More comprehensive observations from satellite instruments looking down had shown nothing unusual.

Then, examination of the satellite data revealed that the South Pole ozone readings were so low that the computer software used to analyze the data had automatically set these values aside as suspicious outliers.

Readings dating back to 1979 were reanalyzed and showed a large and growing hole in the ozone layer that is unexplained and considered dangerous.

Computers analyzing large volumes of data are often programmed to suppress outliers as protection against errors in the data. As the example of the hole in the ozone illustrates, suppressing an outlier without investigating it can conceal valuable information.

(From More and McCabe)

Sometimes it is the outliers that are the most interesting feature of a data set!

There is a nice alternative to the boxplot called the violinplot:

bplot(Income)

bplot(Income, do.violin = TRUE)

In addition to the box this also gives us some information on how many observations we have at various levels.

Case Study: Drug Use of Mothers and the Health of the Newborn

Chasnoff and others obtained several measures and responses for newborn babies whose mothers were classified by degree of cocaine use. The study was conducted in the Perinatal Center for Chemical Dependence at Northwestern University Medical School. The measurement given here is the length of the newborn.

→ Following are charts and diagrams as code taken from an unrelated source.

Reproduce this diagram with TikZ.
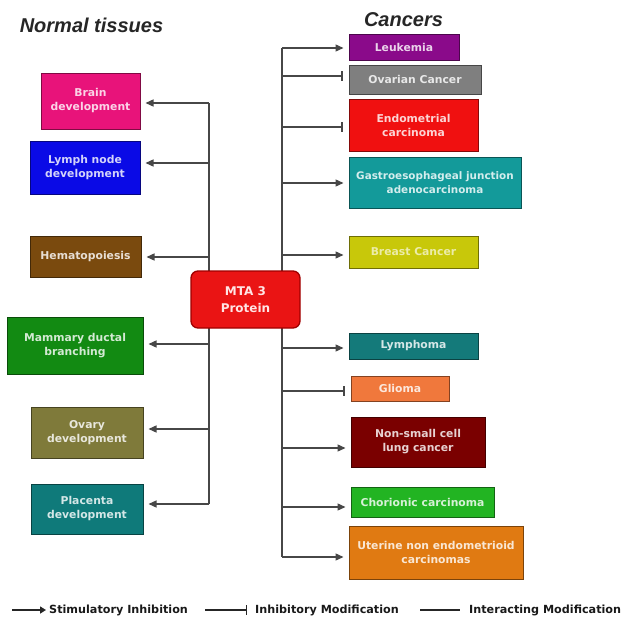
\documentclass[tikz,border=0pt]{standalone}
\usepackage{fontspec}
\setmainfont{DejaVu Sans}
\newfontfamily\titlefont{Liberation Sans}
\usetikzlibrary{arrows.meta}
\definecolor{linec}{HTML}{474747}
\definecolor{cbrain}{HTML}{E8137A}
\definecolor{clymph}{HTML}{0A0AE6}
\definecolor{chemato}{HTML}{7A4A0E}
\definecolor{cmammary}{HTML}{128A12}
\definecolor{covary}{HTML}{7F7A3A}
\definecolor{cplacenta}{HTML}{0F7A7A}
\definecolor{cmta}{HTML}{EA1414}
\definecolor{cmtadark}{HTML}{A00000}
\definecolor{cleuk}{HTML}{8A0A8A}
\definecolor{covarian}{HTML}{7F7F7F}
\definecolor{cendo}{HTML}{F01010}
\definecolor{cgastro}{HTML}{139A9A}
\definecolor{cbreast}{HTML}{C8C80A}
\definecolor{clymphoma}{HTML}{147A7A}
\definecolor{cglioma}{HTML}{F0783C}
\definecolor{cnsclc}{HTML}{7A0000}
\definecolor{cchorio}{HTML}{22B422}
\definecolor{cuterine}{HTML}{E07A12}
\begin{document}
\begin{tikzpicture}[x=1pt,y=-1pt,
  box/.style={fill=#1, draw=#1!55!black, line width=1pt, text=#1!18!white,
    inner sep=0pt, align=center, font=\bfseries\fontsize{10.8}{14}\selectfont},
  conn/.style={draw=linec, line width=1.3pt},
  stim/.style={conn, -{Triangle[length=8pt,width=7pt]}, shorten >=5pt},
  inhib/.style={conn, -{Bar[width=10pt,line width=1.3pt]}, shorten >=6pt},
  title/.style={font=\titlefont\bfseries\itshape\fontsize{20}{23}\selectfont, text=black!85},
  legend/.style={anchor=west, inner sep=0pt, font=\bfseries\fontsize{11.2}{13}\selectfont, text=black!90}
]
\useasboundingbox (0,0) rectangle (624,616);

% trunks
\coordinate (l1) at (209,103);
\coordinate (l2) at (209,163);
\coordinate (l3) at (209,257);
\coordinate (l4) at (209,344);
\coordinate (l5) at (209,429);
\coordinate (l6) at (209,504);
\coordinate (r1) at (282,48);
\coordinate (r2) at (282,76);
\coordinate (r3) at (282,127);
\coordinate (r4) at (282,183);
\coordinate (r5) at (282,255);
\coordinate (r6) at (282,348);
\coordinate (r7) at (282,391);
\coordinate (r8) at (282,448);
\coordinate (r9) at (282,507);
\coordinate (r10) at (282,557);
\draw[conn] (l1) -- (l6);
\draw[conn] (r1) -- (r10);

% titles
\node[title] (tn) at (91.5,25) {Normal tissues};
\node[title] (tc) at (403.5,20) {Cancers};

% left boxes
\node[box=cbrain, minimum width=99pt, minimum height=56pt] (brain) at (90.5,101) {Brain\\development};
\node[box=clymph, minimum width=110pt, minimum height=53pt] (lymph) at (85,167.5) {Lymph node\\development};
\node[box=chemato, minimum width=111pt, minimum height=41pt] (hemato) at (85.5,256.5) {Hematopoiesis};
\node[box=cmammary, minimum width=136pt, minimum height=57pt] (mammary) at (75,345.5) {Mammary ductal\\branching};
\node[box=covary, minimum width=112pt, minimum height=51pt] (ovary) at (87,432.5) {Ovary\\development};
\node[box=cplacenta, minimum width=112pt, minimum height=50pt] (placenta) at (87,509) {Placenta\\development};

% center
\node[box=cmta, draw=cmtadark, text=white!90!red, line width=1.3pt, rounded corners=7pt,
  font=\bfseries\fontsize{12}{17}\selectfont,
  minimum width=109pt, minimum height=57pt] (mta) at (245.5,299.5) {MTA 3\\Protein};

% right boxes
\node[box=cleuk, minimum width=110pt, minimum height=26pt] (leuk) at (404,47) {Leukemia};
\node[box=covarian, minimum width=132pt, minimum height=29pt] (ovarian) at (415,79.5) {Ovarian Cancer};
\node[box=cendo, minimum width=129pt, minimum height=52pt] (endo) at (413.5,125) {Endometrial\\carcinoma};
\node[box=cgastro, font=\bfseries\fontsize{10.4}{14}\selectfont, minimum width=172pt, minimum height=51pt] (gastro) at (435,182.5) {Gastroesophageal junction\\adenocarcinoma};
\node[box=cbreast, text=cbreast!35!white, minimum width=129pt, minimum height=32pt] (breast) at (413.5,252) {Breast Cancer};
\node[box=clymphoma, minimum width=129pt, minimum height=26pt] (lymphoma) at (413.5,346) {Lymphoma};
\node[box=cglioma, minimum width=98pt, minimum height=25pt] (glioma) at (400,388.5) {Glioma};
\node[box=cnsclc, minimum width=134pt, minimum height=50pt] (nsclc) at (418,442) {Non-small cell\\lung cancer};
\node[box=cchorio, minimum width=143pt, minimum height=30pt] (chorio) at (422.5,502) {Chorionic carcinoma};
\node[box=cuterine, minimum width=174pt, minimum height=53pt] (uterine) at (436,552.5) {Uterine non endometrioid\\carcinomas};

% left connectors
\draw[stim] (l1) -- (l1 -| brain.east);
\draw[stim] (l2) -- (l2 -| lymph.east);
\draw[stim] (l3) -- (l3 -| hemato.east);
\draw[stim] (l4) -- (l4 -| mammary.east);
\draw[stim] (l5) -- (l5 -| ovary.east);
\draw[stim] (l6) -- (l6 -| placenta.east);

% right connectors
\draw[stim] (r1) -- (r1 -| leuk.west);
\draw[inhib] (r2) -- (r2 -| ovarian.west);
\draw[inhib] (r3) -- (r3 -| endo.west);
\draw[stim] (r4) -- (r4 -| gastro.west);
\draw[stim] (r5) -- (r5 -| breast.west);
\draw[stim] (r6) -- (r6 -| lymphoma.west);
\draw[inhib] (r7) -- (r7 -| glioma.west);
\draw[stim] (r8) -- (r8 -| nsclc.west);
\draw[stim] (r9) -- (r9 -| chorio.west);
\draw[stim] (r10) -- (r10 -| uterine.west);

% legend
\node[legend] (ls) at (49,610) {Stimulatory Inhibition};
\node[legend] (li) at (255,610) {Inhibitory Modification};
\node[legend] (lm) at (469,610) {Interacting Modification};
\coordinate (ls0) at (12,610);
\coordinate (li0) at (205,610);
\coordinate (lm0) at (420,610);
\draw[black!85, line width=2.6pt, -{Triangle[length=6pt,width=7pt]}, shorten >=3pt] (ls0) -- (ls.west);
\draw[black!85, line width=1.3pt, -{Bar[width=10pt,line width=1.3pt]}, shorten >=8pt] (li0) -- (li.west);
\draw[black!85, line width=2.6pt, shorten >=9pt] (lm0) -- (lm.west);
\end{tikzpicture}
\end{document}
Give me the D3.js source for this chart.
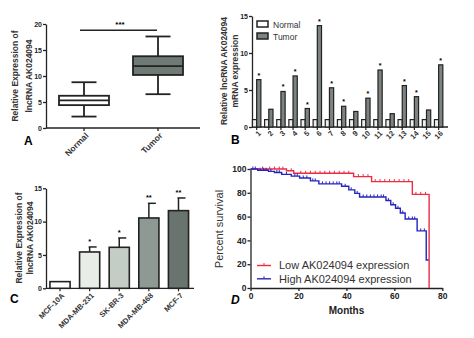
<!DOCTYPE html>
<html>
<head>
<meta charset="utf-8">
<script src="https://cdn.jsdelivr.net/npm/d3@7"></script>
<style>
body { margin: 0; background: #fff; }
svg { display: block; font-family: "Liberation Sans", Arial, sans-serif; }
</style>
</head>
<body>
<script>
// ---- panel A: box plot, [min, q1, median, q3, max]
const boxGroups = ["Normal", "Tumor"];
const boxStats = [[2.2, 4.4, 5.3, 6.2, 8.8], [6.5, 10.2, 11.9, 13.8, 17.6]];
const boxFills = ["#ffffff", "#6f7a75"];
const boxTicks = [0, 5, 10, 15, 20];
const boxSigLevel = 18.8;

// ---- panel B: paired samples
const sampleIds = ["1", "2", "3", "4", "5", "6", "7", "8", "9", "10", "11", "12", "13", "14", "15", "16"];
const normalExpr = [1, 1, 1, 1, 1, 1, 1, 1, 1, 1, 1, 1, 1, 1, 1, 1];
const tumorExpr = [6.4, 2.4, 4.8, 6.9, 2.5, 13.7, 5.3, 2.8, 2.1, 3.9, 7.7, 1.8, 5.6, 4.1, 2.3, 8.4];
const tumorStars = ["*", "", "*", "*", "*", "*", "*", "*", "", "*", "*", "", "*", "*", "", "*"];
const pairTicks = [0, 5, 10, 15];

// ---- panel C: cell lines
const cellLines = ["MCF-10A", "MDA-MB-231", "SK-BR-3", "MDA-MB-468", "MCF-7"];
const cellMeans = [1.0, 5.45, 6.15, 10.55, 11.65];
const cellErr = [0, 0.75, 1.4, 2.2, 1.9];
const cellStars = ["", "*", "*", "**", "**"];
const cellFills = ["#ffffff", "#e9ede7", "#c4ccc6", "#8f9994", "#69746f"];
const cellTicks = [0, 5, 10, 15];

// ---- panel D: Kaplan-Meier steps [month, percent]
const lowSteps = [[0, 100], [15, 98.5], [18, 96.4], [43, 93.6], [50.5, 89.4], [67.5, 78.7], [74.5, 0]];
const highSteps = [[0, 100], [3, 99], [7.5, 98], [10, 97], [13, 95.5], [17, 94], [20.5, 92.5], [25, 90],
    [28.5, 87.5], [38, 85.5], [41, 82.5], [43.5, 79.5], [45.5, 76.5], [56.5, 73.5], [58.5, 70],
    [60.5, 67], [62.5, 63], [64.5, 58], [69.5, 48], [73.3, 23.5], [74.3, 23.5]];
const lowCensor = [5, 8, 10, 12, 13.5, 17, 21, 23, 25, 27, 29, 31, 33, 35, 37, 39, 41, 45, 47, 49,
    52, 54, 56, 58, 60, 62, 64, 66, 69, 71, 73];
const highCensor = [1, 2, 4, 5.5, 6.5, 8.5, 11, 12, 15, 18.5, 19.5, 22, 23.5, 26, 27, 30, 31.5, 33,
    34.5, 36, 37, 39.5, 42, 44.5, 47, 48.5, 50, 51.5, 53, 54.5, 55.5, 57.5, 59.5, 61.5, 63.5, 66,
    67.5, 68.5, 71, 72.5];
const survTicksX = [0, 20, 40, 60, 80];
const survTicksY = [0, 20, 40, 60, 80, 100];
const survNames = ["Low AK024094 expression", "High AK024094 expression"];
const survColors = ["#ec2c44", "#2424bc"];

const svg = d3.select("body").append("svg")
    .attr("width", 474)
    .attr("height", 338);

function yAxis(g, y, ticks, fs) {
    g.call(d3.axisLeft(y).tickValues(ticks).tickSize(3).tickPadding(1).tickSizeOuter(0))
        .call(a => a.selectAll("text").attr("font-size", fs).attr("font-weight", "bold").attr("fill", "#222"))
        .call(a => a.selectAll("line,path").attr("stroke", "#222").attr("stroke-width", 1.3));
}

function axisTitle(x, cy, lines, gap, fs, weight) {
    const t = svg.append("g").attr("transform", `translate(${x},${cy}) rotate(-90)`);
    lines.forEach((s, i) => {
        t.append("text")
            .attr("y", i * gap)
            .attr("text-anchor", "middle")
            .attr("font-size", fs)
            .attr("font-weight", weight)
            .attr("fill", "#333")
            .text(s);
    });
}

function panelLetter(x, y, s, italic) {
    svg.append("text")
        .attr("x", x).attr("y", y)
        .attr("font-size", 12)
        .attr("font-weight", "bold")
        .attr("font-style", italic ? "italic" : "normal")
        .text(s);
}

function slantLabels(g, names, xf, y0, fs) {
    g.selectAll("text.xl").data(names).join("text")
        .attr("class", "xl")
        .attr("transform", d => `translate(${xf(d) + 3},${y0 + 6}) rotate(-45)`)
        .attr("text-anchor", "end")
        .attr("dy", "0.35em")
        .attr("font-size", fs)
        .attr("font-weight", "bold")
        .attr("fill", "#333")
        .text(d => d);
}

// ================= A =================
{
    const y = d3.scaleLinear().domain([0, 20]).range([128, 24]);
    const x = d3.scalePoint().domain(boxGroups).range([84, 158]);
    const g = svg.append("g");
    const bw = 50;

    g.append("g").attr("transform", "translate(46,0)").call(a => yAxis(a, y, boxTicks, 7));
    g.append("line").attr("x1", 46).attr("x2", 200).attr("y1", y(0)).attr("y2", y(0))
        .attr("stroke", "#222").attr("stroke-width", 1.3);
    g.selectAll("line.xt").data(boxGroups).join("line")
        .attr("x1", d => x(d)).attr("x2", d => x(d))
        .attr("y1", y(0)).attr("y2", y(0) + 3)
        .attr("stroke", "#222").attr("stroke-width", 1.3);

    const box = g.selectAll("g.box").data(boxStats).join("g").attr("class", "box")
        .attr("stroke", "#222").attr("stroke-width", 1.8);
    box.append("line")
        .attr("x1", (d, i) => x(boxGroups[i])).attr("x2", (d, i) => x(boxGroups[i]))
        .attr("y1", d => y(d[0])).attr("y2", d => y(d[4]));
    box.append("line")
        .attr("x1", (d, i) => x(boxGroups[i]) - bw / 4).attr("x2", (d, i) => x(boxGroups[i]) + bw / 4)
        .attr("y1", d => y(d[0])).attr("y2", d => y(d[0]));
    box.append("line")
        .attr("x1", (d, i) => x(boxGroups[i]) - bw / 4).attr("x2", (d, i) => x(boxGroups[i]) + bw / 4)
        .attr("y1", d => y(d[4])).attr("y2", d => y(d[4]));
    box.append("rect")
        .attr("x", (d, i) => x(boxGroups[i]) - bw / 2).attr("width", bw)
        .attr("y", d => y(d[3])).attr("height", d => y(d[1]) - y(d[3]))
        .attr("fill", (d, i) => boxFills[i]);
    box.append("line")
        .attr("x1", (d, i) => x(boxGroups[i]) - bw / 2).attr("x2", (d, i) => x(boxGroups[i]) + bw / 2)
        .attr("y1", d => y(d[2])).attr("y2", d => y(d[2]));

    g.append("line")
        .attr("x1", x("Normal") - 4).attr("x2", x("Tumor") - 1)
        .attr("y1", y(boxSigLevel)).attr("y2", y(boxSigLevel))
        .attr("stroke", "#222").attr("stroke-width", 1.3);
    g.append("text").attr("x", (x("Normal") + x("Tumor")) / 2 - 1).attr("y", y(boxSigLevel) - 3)
        .attr("text-anchor", "middle").attr("font-size", 8).attr("font-weight", "bold").text("***");

    slantLabels(g, boxGroups, x, y(0), 8.5);
    axisTitle(18, 76, ["Relative Expression of", "lncRNA AK024094"], 14, 8.5, "bold");
    panelLetter(24, 145, "A");
}

// ================= B =================
{
    const y = d3.scaleLinear().domain([0, 15]).range([127, 16]);
    const x = d3.scaleBand().domain(sampleIds).range([250.6, 444.7]);
    const g = svg.append("g");
    const bw = 4.2;

    g.append("g").attr("transform", "translate(252,0)").call(a => yAxis(a, y, pairTicks, 7));
    g.append("line").attr("x1", 252).attr("x2", 448).attr("y1", y(0)).attr("y2", y(0))
        .attr("stroke", "#222").attr("stroke-width", 1.3);
    g.selectAll("line.xt").data(sampleIds).join("line")
        .attr("x1", d => x(d) + x.bandwidth() / 2).attr("x2", d => x(d) + x.bandwidth() / 2)
        .attr("y1", y(0)).attr("y2", y(0) + 3)
        .attr("stroke", "#222").attr("stroke-width", 1.2);

    const cx = d => x(d) + x.bandwidth() / 2;
    g.selectAll("rect.n").data(normalExpr).join("rect").attr("class", "n")
        .attr("x", (d, i) => cx(sampleIds[i]) - bw).attr("width", bw)
        .attr("y", d => y(d)).attr("height", d => y(0) - y(d))
        .attr("fill", "#eeeeee").attr("stroke", "#222").attr("stroke-width", 1.2);
    g.selectAll("rect.t").data(tumorExpr).join("rect").attr("class", "t")
        .attr("x", (d, i) => cx(sampleIds[i])).attr("width", bw)
        .attr("y", d => y(d)).attr("height", d => y(0) - y(d))
        .attr("fill", "#7d8480").attr("stroke", "#222").attr("stroke-width", 1.2);
    g.selectAll("text.st").data(tumorExpr).join("text").attr("class", "st")
        .attr("x", (d, i) => cx(sampleIds[i]) + bw / 2).attr("y", d => y(d) - 2)
        .attr("text-anchor", "middle").attr("font-size", 7).attr("font-weight", "bold")
        .text((d, i) => tumorStars[i]);

    slantLabels(g, sampleIds, cx, y(0) - 1, 7.5);
    axisTitle(227, 71, ["Relative lncRNA AK024094", "mRNA expression"], 11, 8.5, "bold");
    panelLetter(231, 144, "B");

    const leg = g.append("g").attr("transform", "translate(257,21)");
    [["Normal", "#ffffff"], ["Tumor", "#7d8480"]].forEach((e, i) => {
        leg.append("rect").attr("x", 0).attr("y", i * 12).attr("width", 11).attr("height", 6)
            .attr("fill", e[1]).attr("stroke", "#222").attr("stroke-width", 1.5);
        leg.append("text").attr("x", 16).attr("y", i * 12 + 6.5)
            .attr("font-size", 8.5).attr("fill", "#333").text(e[0]);
    });
}

// ================= C =================
{
    const y = d3.scaleLinear().domain([0, 15]).range([288.3, 188.3]);
    const x = d3.scaleBand().domain(cellLines).range([45.5, 193]).paddingInner(0.32).paddingOuter(0.15);
    const g = svg.append("g");

    g.append("g").attr("transform", "translate(46,0)").call(a => yAxis(a, y, cellTicks, 7));
    g.append("line").attr("x1", 46).attr("x2", 194).attr("y1", y(0)).attr("y2", y(0))
        .attr("stroke", "#222").attr("stroke-width", 1.3);
    const cx = d => x(d) + x.bandwidth() / 2;
    g.selectAll("line.xt").data(cellLines).join("line")
        .attr("x1", cx).attr("x2", cx)
        .attr("y1", y(0)).attr("y2", y(0) + 3)
        .attr("stroke", "#222").attr("stroke-width", 1.2);

    g.selectAll("line.eb").data(cellMeans).join("line").attr("class", "eb")
        .attr("x1", (d, i) => cx(cellLines[i])).attr("x2", (d, i) => cx(cellLines[i]))
        .attr("y1", d => y(d)).attr("y2", (d, i) => y(d + cellErr[i]))
        .attr("stroke", "#222").attr("stroke-width", 1.5);
    g.selectAll("line.cap").data(cellMeans).join("line").attr("class", "cap")
        .attr("x1", (d, i) => cx(cellLines[i]) - 1).attr("x2", (d, i) => cx(cellLines[i]) + 7)
        .attr("y1", (d, i) => y(d + cellErr[i])).attr("y2", (d, i) => y(d + cellErr[i]))
        .attr("stroke", "#222").attr("stroke-width", 1.5)
        .attr("display", (d, i) => cellErr[i] > 0 ? null : "none");
    g.selectAll("rect.c").data(cellMeans).join("rect").attr("class", "c")
        .attr("x", (d, i) => x(cellLines[i])).attr("width", x.bandwidth())
        .attr("y", d => y(d)).attr("height", d => y(0) - y(d))
        .attr("fill", (d, i) => cellFills[i]).attr("stroke", "#222").attr("stroke-width", 1.6);
    g.selectAll("text.st").data(cellMeans).join("text").attr("class", "st")
        .attr("x", (d, i) => cx(cellLines[i]))
        .attr("y", (d, i) => y(d + cellErr[i]) - 3)
        .attr("text-anchor", "middle").attr("font-size", 7.5).attr("font-weight", "bold")
        .text((d, i) => cellStars[i]);

    slantLabels(g, cellLines, cx, y(0), 7.5);
    axisTitle(22, 238, ["Relative Expression of", "lncRNA AK024094"], 11, 8.5, "bold");
    panelLetter(10, 303, "C");
}

// ================= D =================
{
    const x = d3.scaleLinear().domain([0, 80]).range([250.5, 442.3]);
    const y = d3.scaleLinear().domain([0, 100]).range([288, 169]);
    const g = svg.append("g");

    g.append("g").attr("transform", "translate(250.5,0)").call(a => yAxis(a, y, survTicksY, 8.5));
    g.append("g").attr("transform", `translate(0,${y(0)})`)
        .call(d3.axisBottom(x).tickValues(survTicksX).tickSize(3).tickPadding(2).tickSizeOuter(0))
        .call(a => a.selectAll("text").attr("font-size", 8.5).attr("font-weight", "bold").attr("fill", "#222"))
        .call(a => a.selectAll("line,path").attr("stroke", "#222").attr("stroke-width", 1.3));

    const step = d3.line().x(d => x(d[0])).y(d => y(d[1])).curve(d3.curveStepAfter);
    const valueAt = (steps, m) => steps[d3.bisector(d => d[0]).right(steps, m) - 1][1];

    [[lowSteps, lowCensor], [highSteps, highCensor]].forEach((s, k) => {
        g.append("path").attr("d", step(s[0]))
            .attr("fill", "none").attr("stroke", survColors[k]).attr("stroke-width", 1.4);
        g.selectAll("line.cz" + k).data(s[1]).join("line").attr("class", "cz" + k)
            .attr("x1", d => x(d)).attr("x2", d => x(d))
            .attr("y1", d => y(valueAt(s[0], d))).attr("y2", d => y(valueAt(s[0], d)) - 2.5)
            .attr("stroke", survColors[k]).attr("stroke-width", 1);
    });

    survNames.forEach((n, k) => {
        const ly = 265.5 + k * 13.3;
        g.append("line").attr("x1", 257).attr("x2", 271).attr("y1", ly).attr("y2", ly)
            .attr("stroke", survColors[k]).attr("stroke-width", 1.4);
        g.append("line").attr("x1", 264).attr("x2", 264).attr("y1", ly).attr("y2", ly - 2.5)
            .attr("stroke", survColors[k]).attr("stroke-width", 1);
        g.append("text").attr("x", 279).attr("y", ly + 3.8)
            .attr("font-size", 11).attr("fill", "#333").text(n);
    });

    g.append("text").attr("x", 346.5).attr("y", 314).attr("text-anchor", "middle")
        .attr("font-size", 10).attr("font-weight", "bold").attr("fill", "#222").text("Months");
    axisTitle(223, 229, ["Percent survival"], 0, 11, "normal");
    panelLetter(231, 304, "D", true);
}
</script>
</body>
</html>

Source: Cocaine abuse during pregnancy: correlation between prenatal care and perinatal outcome Authors: SN MacGregor, LG Keith, JA Bachicha, and IJ Chasnoff

Obstetrics and Gynecology 1989;74:882-885

Here we have two variables, Length (quantitative) and Status (categorical). Another way (and in many ways a more natural way) to look at this data is as quantitative measurements from different groups. For this type of data we might first compute the summary statistics for each group separately:

attach(mothers)
stat.table(Length, Status)

##                 Sample Size Mean Standard Deviation
## Drug Free                39 51.1                2.9
## First Trimester          19 49.3                2.5
## Throughout               36 48.0                3.6

Note that the discussion on Mean vs. Median still holds: If there are outliers it might be better to use the median and IQR here.

The standard graph for this data is a multiple boxplot. Note that all the boxes are on the same scale!

bplot(Length,Status)

Case Study:WRInc

Recall that when we looked at the relationship of job level and income we did a scatterplot but then noticed that to be a bad graph. So here is a better one:

bplot(Income, Job.Level)

and this shows much clearer the increase in income.